_TASK INSTRUCTIONS_
For every line in the records that has the word "this", make a copy.

########

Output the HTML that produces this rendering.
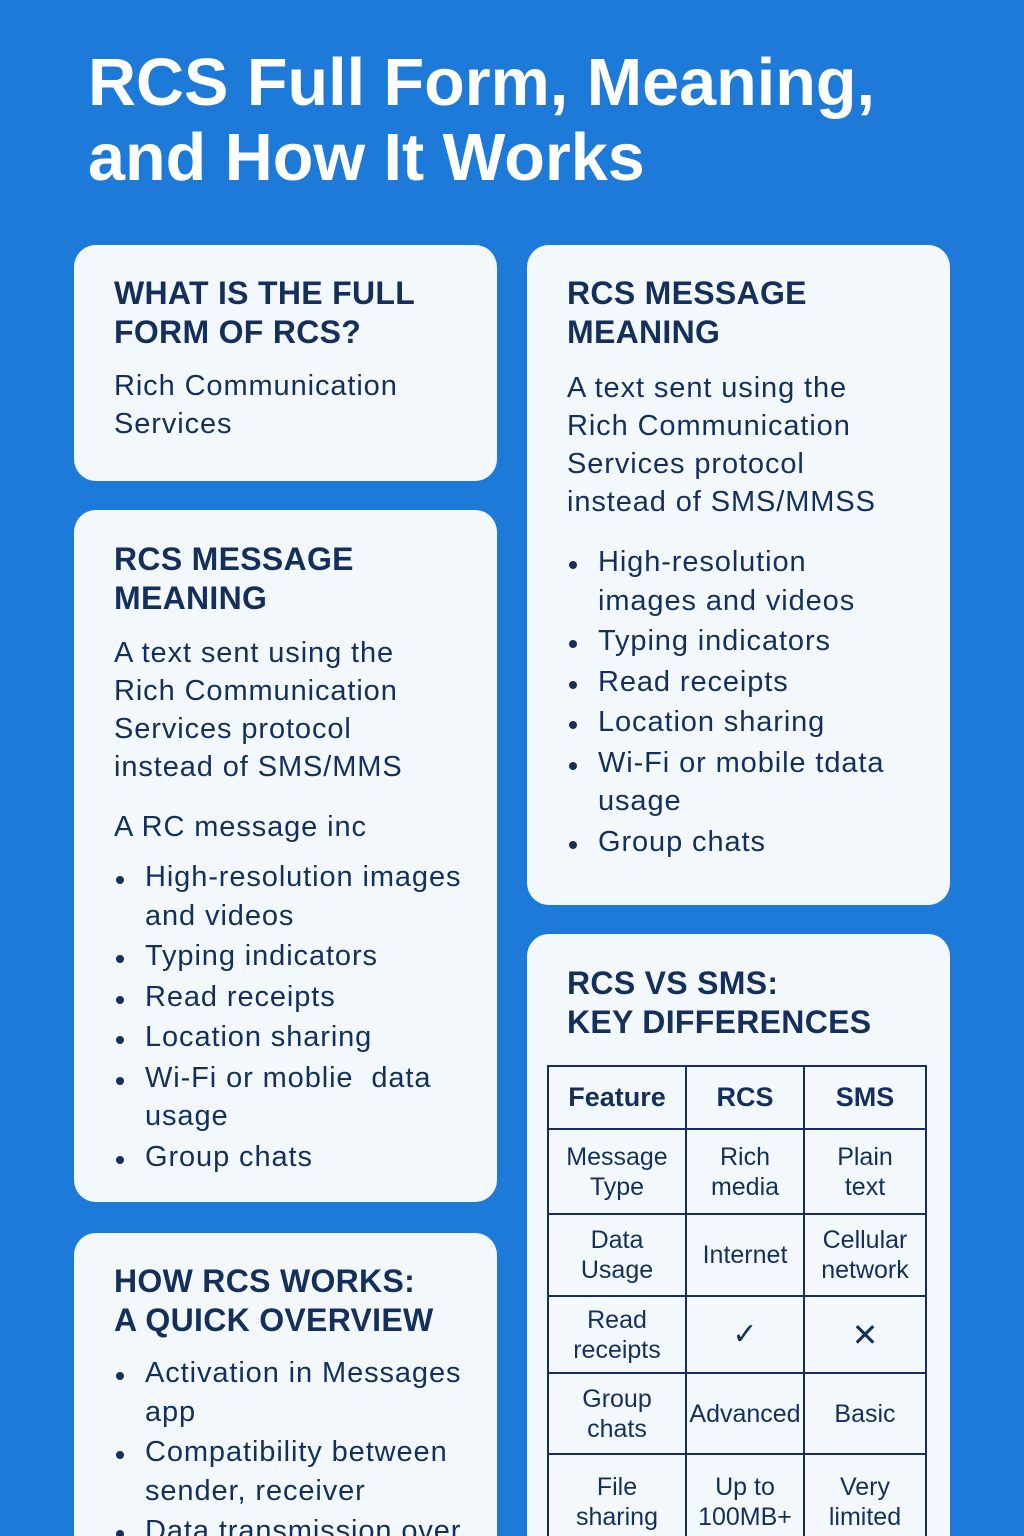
<!DOCTYPE html>
<html style="overflow:hidden;height:1536px"><head><meta charset="utf-8"><style>
body{margin:0;width:1024px;height:1536px;overflow:hidden;background:#1e7ad9;font-family:"Liberation Sans","DejaVu Sans",sans-serif}
#w{position:relative;width:1024px;height:1536px;overflow:hidden}
.t{position:absolute;left:88px;top:46px;color:#fff;font-weight:bold;font-size:66.5px;line-height:75px;letter-spacing:0px}
.c{position:absolute;background:#f3f8fd;border-radius:22px;color:#14305a;overflow:hidden}
.h{position:absolute;left:40px;font-weight:bold;font-size:32px;line-height:39px;white-space:nowrap;letter-spacing:0.3px}
.p{position:absolute;left:40px;font-size:29px;line-height:38px;white-space:nowrap;letter-spacing:0.9px}
ul{position:absolute;left:40px;margin:0;padding:0;list-style:none;font-size:29px;line-height:38.5px;letter-spacing:0.9px}
li{position:relative;padding-left:31px;margin-bottom:2px;white-space:nowrap}
li:before{content:"";position:absolute;left:2px;top:18px;width:8px;height:8px;border-radius:50%;background:#14305a}
table{position:absolute;left:20px;border-collapse:collapse;color:#14305a;table-layout:fixed}
td{border:2px solid #14305a;text-align:center;font-size:25px;line-height:30px;padding:0}
th{border:2px solid #14305a;font-size:27px;height:61px;padding:0}
</style></head><body><div id="w">
<div class="t">RCS Full Form, Meaning,<br>and How It Works</div>

<div class="c" style="left:74px;top:245px;width:423px;height:236px">
<div class="h" style="top:29px">WHAT IS THE FULL<br>FORM OF RCS?</div>
<div class="p" style="top:122px">Rich Communication<br>Services</div>
</div>

<div class="c" style="left:74px;top:510px;width:423px;height:692px">
<div class="h" style="top:30px">RCS MESSAGE<br>MEANING</div>
<div class="p" style="top:124px">A text sent using the<br>Rich Communication<br>Services protocol<br>instead of SMS/MMS</div>
<div class="p" style="top:298px">A RC message inc</div>
<ul style="top:348px"><li>High-resolution images<br>and videos</li><li>Typing indicators</li><li>Read receipts</li><li>Location sharing</li><li>Wi-Fi or moblie&nbsp; data<br>usage</li><li>Group chats</li></ul>
</div>

<div class="c" style="left:74px;top:1233px;width:423px;height:330px">
<div class="h" style="top:29px">HOW RCS WORKS:<br>A QUICK OVERVIEW</div>
<ul style="top:121px"><li>Activation in Messages<br>app</li><li>Compatibility between<br>sender, receiver</li><li>Data transmission over</li></ul>
</div>

<div class="c" style="left:527px;top:245px;width:423px;height:660px">
<div class="h" style="top:29px">RCS MESSAGE<br>MEANING</div>
<div class="p" style="top:124px">A text sent using the<br>Rich Communication<br>Services protocol<br>instead of SMS/MMSS</div>
<ul style="top:298px"><li>High-resolution<br>images and videos</li><li>Typing indicators</li><li>Read receipts</li><li>Location sharing</li><li>Wi-Fi or mobile tdata<br>usage</li><li>Group chats</li></ul>
</div>

<div class="c" style="left:527px;top:934px;width:423px;height:630px">
<div class="h" style="top:30px">RCS VS SMS:<br>KEY DIFFERENCES</div>
<table style="top:131px;width:378px">
<colgroup><col style="width:138px"><col style="width:118px"><col style="width:122px"></colgroup>
<tr><th>Feature</th><th>RCS</th><th>SMS</th></tr>
<tr style="height:85px"><td>Message<br>Type</td><td>Rich<br>media</td><td>Plain<br>text</td></tr>
<tr style="height:82px"><td>Data<br>Usage</td><td>Internet</td><td>Cellular<br>network</td></tr>
<tr style="height:77px"><td>Read<br>receipts</td><td style="font-size:30px">✓</td><td style="font-size:32px">✕</td></tr>
<tr style="height:81px"><td>Group<br>chats</td><td>Advanced</td><td>Basic</td></tr>
<tr style="height:95px"><td>File<br>sharing</td><td>Up to<br>100MB+</td><td>Very<br>limited</td></tr>
</table>
</div>
</div></body></html>
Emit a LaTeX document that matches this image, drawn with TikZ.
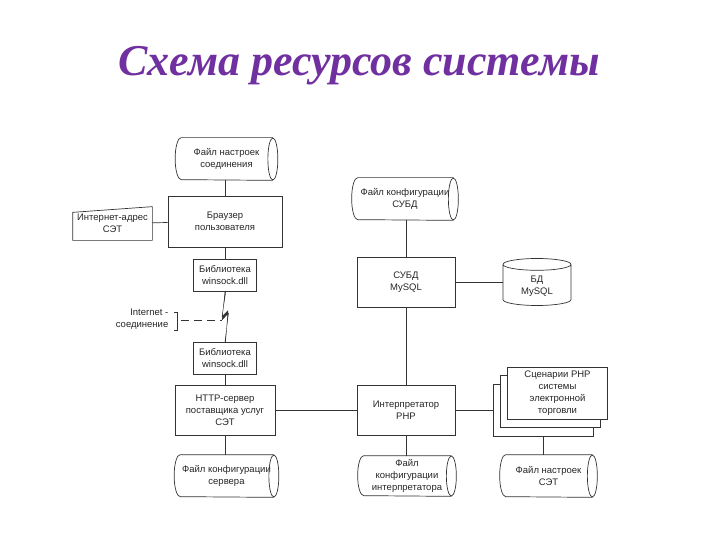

########

_EXERCISE SOLUTION_
Output the HTML that produces this rendering.
Emit a LaTeX document that matches this image, drawn with TikZ.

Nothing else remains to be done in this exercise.